Problem -> Copy all lines in which the word "with" can be found.

Records shown ->
========================================

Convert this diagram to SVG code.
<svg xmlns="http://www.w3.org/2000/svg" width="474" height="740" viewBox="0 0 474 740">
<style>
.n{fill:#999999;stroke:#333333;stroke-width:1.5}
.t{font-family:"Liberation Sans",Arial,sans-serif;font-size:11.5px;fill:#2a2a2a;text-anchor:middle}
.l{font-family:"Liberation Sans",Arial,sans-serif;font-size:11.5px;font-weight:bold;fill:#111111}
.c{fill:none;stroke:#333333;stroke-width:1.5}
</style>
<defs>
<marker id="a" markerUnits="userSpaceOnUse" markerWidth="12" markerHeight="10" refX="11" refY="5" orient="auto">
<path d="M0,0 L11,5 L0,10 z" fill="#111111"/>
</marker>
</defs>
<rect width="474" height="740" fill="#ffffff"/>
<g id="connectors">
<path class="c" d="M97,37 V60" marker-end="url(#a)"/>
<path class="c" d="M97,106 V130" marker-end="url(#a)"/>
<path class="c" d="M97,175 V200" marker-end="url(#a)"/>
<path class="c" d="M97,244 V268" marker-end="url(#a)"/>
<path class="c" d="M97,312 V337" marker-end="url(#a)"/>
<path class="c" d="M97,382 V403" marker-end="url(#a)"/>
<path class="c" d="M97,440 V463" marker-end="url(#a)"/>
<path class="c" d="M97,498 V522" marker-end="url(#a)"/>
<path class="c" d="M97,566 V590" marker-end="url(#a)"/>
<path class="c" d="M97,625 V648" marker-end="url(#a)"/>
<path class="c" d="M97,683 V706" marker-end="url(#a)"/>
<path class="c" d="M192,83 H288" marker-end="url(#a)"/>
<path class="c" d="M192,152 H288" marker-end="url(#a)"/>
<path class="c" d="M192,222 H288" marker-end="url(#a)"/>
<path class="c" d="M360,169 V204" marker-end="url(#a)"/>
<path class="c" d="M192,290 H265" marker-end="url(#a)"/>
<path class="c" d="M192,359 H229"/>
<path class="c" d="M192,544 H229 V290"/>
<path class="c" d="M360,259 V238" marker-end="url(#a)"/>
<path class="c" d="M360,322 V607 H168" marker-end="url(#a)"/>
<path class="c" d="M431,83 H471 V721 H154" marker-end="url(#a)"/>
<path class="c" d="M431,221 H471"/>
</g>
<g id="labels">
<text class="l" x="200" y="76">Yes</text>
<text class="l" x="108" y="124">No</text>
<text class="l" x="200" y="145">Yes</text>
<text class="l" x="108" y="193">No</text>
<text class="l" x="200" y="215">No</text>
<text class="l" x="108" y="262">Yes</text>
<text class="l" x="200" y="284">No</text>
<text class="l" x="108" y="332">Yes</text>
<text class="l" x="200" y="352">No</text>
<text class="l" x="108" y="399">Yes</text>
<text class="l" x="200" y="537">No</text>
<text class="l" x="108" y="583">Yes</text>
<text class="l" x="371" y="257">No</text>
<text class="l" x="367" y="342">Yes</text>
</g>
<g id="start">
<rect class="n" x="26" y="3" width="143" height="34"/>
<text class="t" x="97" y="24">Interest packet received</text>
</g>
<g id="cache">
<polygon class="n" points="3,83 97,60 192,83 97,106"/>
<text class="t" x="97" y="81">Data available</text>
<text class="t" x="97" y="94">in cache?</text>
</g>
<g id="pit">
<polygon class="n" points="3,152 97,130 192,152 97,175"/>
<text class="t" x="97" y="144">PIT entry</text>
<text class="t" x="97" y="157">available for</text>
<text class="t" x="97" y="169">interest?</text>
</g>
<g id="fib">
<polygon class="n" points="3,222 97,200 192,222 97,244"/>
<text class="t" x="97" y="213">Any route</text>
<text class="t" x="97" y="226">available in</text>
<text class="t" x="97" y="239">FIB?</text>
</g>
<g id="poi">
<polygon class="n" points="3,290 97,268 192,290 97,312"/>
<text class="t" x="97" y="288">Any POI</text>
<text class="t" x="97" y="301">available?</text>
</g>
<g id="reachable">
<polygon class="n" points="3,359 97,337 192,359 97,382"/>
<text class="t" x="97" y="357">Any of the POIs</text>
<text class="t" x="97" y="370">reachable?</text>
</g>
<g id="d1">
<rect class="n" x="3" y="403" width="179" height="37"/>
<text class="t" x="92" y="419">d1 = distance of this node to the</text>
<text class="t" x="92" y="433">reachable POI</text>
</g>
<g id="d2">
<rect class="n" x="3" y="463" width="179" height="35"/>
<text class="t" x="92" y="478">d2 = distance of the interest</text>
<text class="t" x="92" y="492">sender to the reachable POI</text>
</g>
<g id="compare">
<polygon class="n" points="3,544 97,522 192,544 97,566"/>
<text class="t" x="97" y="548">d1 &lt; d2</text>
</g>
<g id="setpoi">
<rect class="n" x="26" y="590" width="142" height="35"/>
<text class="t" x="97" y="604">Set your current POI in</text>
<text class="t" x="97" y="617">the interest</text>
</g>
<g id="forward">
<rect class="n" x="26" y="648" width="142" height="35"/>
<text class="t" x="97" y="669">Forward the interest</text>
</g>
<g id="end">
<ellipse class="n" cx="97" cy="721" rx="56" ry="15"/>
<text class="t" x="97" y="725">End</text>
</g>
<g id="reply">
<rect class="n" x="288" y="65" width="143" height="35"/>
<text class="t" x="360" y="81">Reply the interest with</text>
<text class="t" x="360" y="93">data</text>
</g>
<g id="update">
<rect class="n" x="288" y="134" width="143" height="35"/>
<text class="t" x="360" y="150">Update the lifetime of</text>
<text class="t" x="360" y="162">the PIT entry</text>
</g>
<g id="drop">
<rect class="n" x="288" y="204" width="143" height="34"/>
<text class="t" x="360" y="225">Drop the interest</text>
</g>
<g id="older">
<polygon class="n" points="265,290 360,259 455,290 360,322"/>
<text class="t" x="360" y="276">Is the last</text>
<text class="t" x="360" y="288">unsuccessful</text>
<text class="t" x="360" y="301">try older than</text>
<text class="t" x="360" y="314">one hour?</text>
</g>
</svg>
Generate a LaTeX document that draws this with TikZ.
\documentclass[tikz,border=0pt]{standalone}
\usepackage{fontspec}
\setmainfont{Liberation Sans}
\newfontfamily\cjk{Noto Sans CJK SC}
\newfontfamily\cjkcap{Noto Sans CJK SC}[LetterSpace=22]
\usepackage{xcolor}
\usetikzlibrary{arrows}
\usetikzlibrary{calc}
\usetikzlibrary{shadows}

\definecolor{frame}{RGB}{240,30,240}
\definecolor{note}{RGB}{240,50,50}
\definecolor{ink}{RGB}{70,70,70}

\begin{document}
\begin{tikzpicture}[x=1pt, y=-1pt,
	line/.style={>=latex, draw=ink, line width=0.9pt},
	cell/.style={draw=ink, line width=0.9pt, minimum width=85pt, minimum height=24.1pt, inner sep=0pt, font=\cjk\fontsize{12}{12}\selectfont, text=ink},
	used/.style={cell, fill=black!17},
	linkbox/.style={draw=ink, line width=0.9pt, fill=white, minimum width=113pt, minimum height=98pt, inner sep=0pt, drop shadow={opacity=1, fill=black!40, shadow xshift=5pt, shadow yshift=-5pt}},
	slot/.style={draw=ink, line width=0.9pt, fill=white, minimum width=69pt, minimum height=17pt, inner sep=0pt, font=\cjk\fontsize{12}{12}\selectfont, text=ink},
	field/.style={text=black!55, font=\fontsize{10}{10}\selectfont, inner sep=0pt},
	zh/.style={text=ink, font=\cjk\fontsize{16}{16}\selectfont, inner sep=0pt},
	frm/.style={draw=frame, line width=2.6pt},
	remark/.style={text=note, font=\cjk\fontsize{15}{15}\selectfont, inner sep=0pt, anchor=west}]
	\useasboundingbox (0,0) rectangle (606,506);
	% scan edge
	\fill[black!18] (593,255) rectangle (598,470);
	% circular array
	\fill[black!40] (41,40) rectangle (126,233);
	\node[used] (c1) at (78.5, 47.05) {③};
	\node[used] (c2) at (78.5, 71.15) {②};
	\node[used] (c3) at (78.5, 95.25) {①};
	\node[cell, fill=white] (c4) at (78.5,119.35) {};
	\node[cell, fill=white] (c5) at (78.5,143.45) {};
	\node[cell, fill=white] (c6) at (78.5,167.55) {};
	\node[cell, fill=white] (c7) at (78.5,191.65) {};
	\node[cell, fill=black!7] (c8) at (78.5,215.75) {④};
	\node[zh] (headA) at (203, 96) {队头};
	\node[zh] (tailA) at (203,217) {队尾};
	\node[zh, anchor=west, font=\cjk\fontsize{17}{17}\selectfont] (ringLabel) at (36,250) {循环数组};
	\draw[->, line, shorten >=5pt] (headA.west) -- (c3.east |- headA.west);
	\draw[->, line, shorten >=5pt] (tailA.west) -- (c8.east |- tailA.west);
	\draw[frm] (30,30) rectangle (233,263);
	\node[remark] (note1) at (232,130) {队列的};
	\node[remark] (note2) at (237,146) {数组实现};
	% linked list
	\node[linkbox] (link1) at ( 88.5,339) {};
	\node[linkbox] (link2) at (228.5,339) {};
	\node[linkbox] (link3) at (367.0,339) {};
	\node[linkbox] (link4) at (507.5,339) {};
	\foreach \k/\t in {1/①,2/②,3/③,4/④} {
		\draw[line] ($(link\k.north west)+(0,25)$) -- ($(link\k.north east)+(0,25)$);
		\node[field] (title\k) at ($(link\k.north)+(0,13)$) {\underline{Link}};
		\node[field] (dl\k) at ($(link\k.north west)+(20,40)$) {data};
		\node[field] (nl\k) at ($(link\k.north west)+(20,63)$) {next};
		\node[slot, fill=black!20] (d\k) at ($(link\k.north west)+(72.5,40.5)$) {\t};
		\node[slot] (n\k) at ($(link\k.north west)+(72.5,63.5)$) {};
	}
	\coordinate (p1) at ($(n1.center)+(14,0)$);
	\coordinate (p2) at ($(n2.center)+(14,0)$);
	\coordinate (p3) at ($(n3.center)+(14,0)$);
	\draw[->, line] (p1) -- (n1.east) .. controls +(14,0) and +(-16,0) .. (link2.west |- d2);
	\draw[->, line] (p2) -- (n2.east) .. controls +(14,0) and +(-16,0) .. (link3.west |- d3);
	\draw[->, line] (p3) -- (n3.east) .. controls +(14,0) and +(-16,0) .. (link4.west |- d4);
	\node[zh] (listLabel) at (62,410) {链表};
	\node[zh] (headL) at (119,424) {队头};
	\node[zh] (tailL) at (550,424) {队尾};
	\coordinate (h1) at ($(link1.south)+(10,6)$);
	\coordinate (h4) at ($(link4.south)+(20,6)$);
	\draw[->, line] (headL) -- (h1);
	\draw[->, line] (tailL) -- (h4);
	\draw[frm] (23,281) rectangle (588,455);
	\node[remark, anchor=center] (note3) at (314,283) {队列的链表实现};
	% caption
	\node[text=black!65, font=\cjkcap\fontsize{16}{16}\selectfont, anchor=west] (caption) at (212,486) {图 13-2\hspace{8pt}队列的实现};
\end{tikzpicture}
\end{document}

========================================

Full answer ->
<text class="t" x="360" y="81">Reply the interest with</text>
Generate a LaTeX document that draws this with TikZ.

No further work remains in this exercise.